The biggest mistakes are usually not math errors. They are assumption errors.
- Assuming Virginia is “simple” because the top rate is only 5.75%.
- Assuming federal deduction changes automatically flow through to Virginia.
- Assuming capital gains get a favorable Virginia rate.
- Assuming PTET no longer matters.
- Assuming Pease disappeared everywhere.
- Assuming itemizing is always better without modeling the limitations.
- Assuming SALT relief helps all high earners equally.
- Assuming tax planning can wait until December.
The risk for high-income Virginia taxpayers is assuming the federal result tells the whole story. It usually does not. Federal SALT rules, Virginia addbacks, itemized deduction limits, PTET elections, and income timing can all change the final answer.
Virginia’s Legislative Wild Card
Virginia tax planning always has a political layer. Proposed rate changes, bracket creep, and future conformity decisions can all alter the value of planning moves.
That is not a reason to panic. It is a reason to stay flexible.

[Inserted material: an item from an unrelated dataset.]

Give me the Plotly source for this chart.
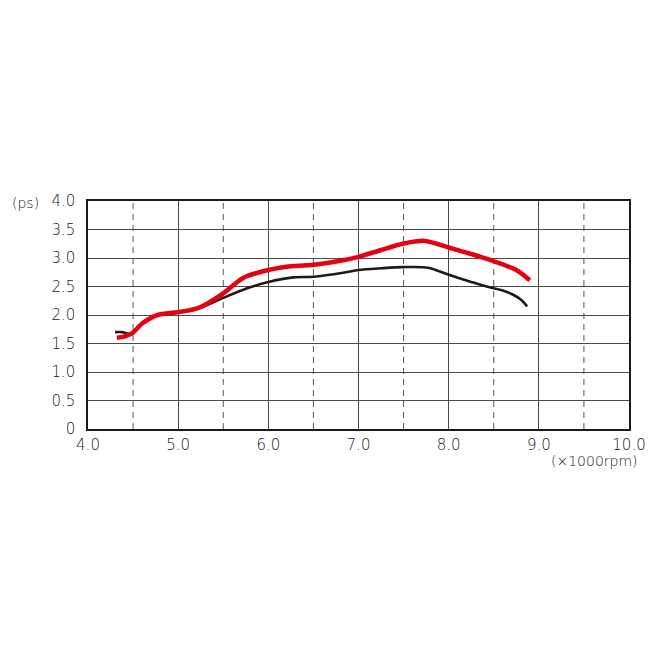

If your income is high and variable, a tax plan built once and ignored for three years is usually not a real plan. It is just an outdated spreadsheet.
Conclusion: Virginia Rewards Planning and Punishes Complacency
Virginia is not the most aggressive tax state in the country, but it is absolutely a state where high earners can leave money on the table by relying on half-true assumptions.
The rules that matter most in 2026 are not flashy. Virginia starts with federal AGI. Deduction choices must match federal treatment. Federal and Virginia itemized deductions are related but not identical. Virginia still applies a Pease-style limitation. Capital gains get no special state rate. For eligible pass-through owners, PTET usually remains one of the more effective SALT planning tools, although multi-state credit issues and unusual itemizing situations still need to be checked.
For high-income Virginia taxpayers, these details can materially change the after-tax result. A plan that looks good federally may still need Virginia-specific adjustments before it is actually optimized.
Get in touch with us if you need a CPA for your tax preparation.
FAQ
Does Virginia tax capital gains at a lower rate than ordinary income?
No. Virginia taxes capital gains as ordinary income for state tax purposes. There is no special reduced Virginia capital gains rate.
Did the SALT cap increase actually help Virginia high earners?
It helped some high earners, especially those below the main phase-out range. But the benefit declines as income rises, and Virginia does not fully mirror the federal benefit.
Should I still itemize deductions as a Virginia high earner in 2026?
Often yes, but not automatically. The right answer depends on your federal deduction choice, income level, charitable giving, SALT limits, and the impact of Virginia’s itemized deduction limitation.
Can I take the federal standard deduction and itemize for Virginia?
No. Virginia requires consistency with your federal standard-versus-itemized deduction choice. If you take the federal standard deduction, you cannot itemize on the Virginia return.
Is Pease back in 2026?
Federally, old Pease is not back in the same way. OBBBA replaced it with a narrower rule for taxpayers in the 37% bracket.
For Virginia purposes, however, Pease is still relevant. Virginia continues to apply its own Pease-style limitation on itemized deductions for high-income itemizers.
How is Virginia’s income tax different from federal when it comes to itemized deductions?
Virginia begins with federal AGI and follows many federal concepts, but it does not simply copy the federal itemized deduction outcome. State and local income taxes are not separately deductible on the Virginia return, and Virginia applies its own limitation rules.
Is Virginia PTET still available?
Yes. Virginia PTET is now permanent for eligible pass-through entities, and it remains a relevant planning strategy.
Could Virginia raise its income tax rate on high earners?
It is possible. Legislative changes are always a variable, which is why ongoing planning matters for high-income households.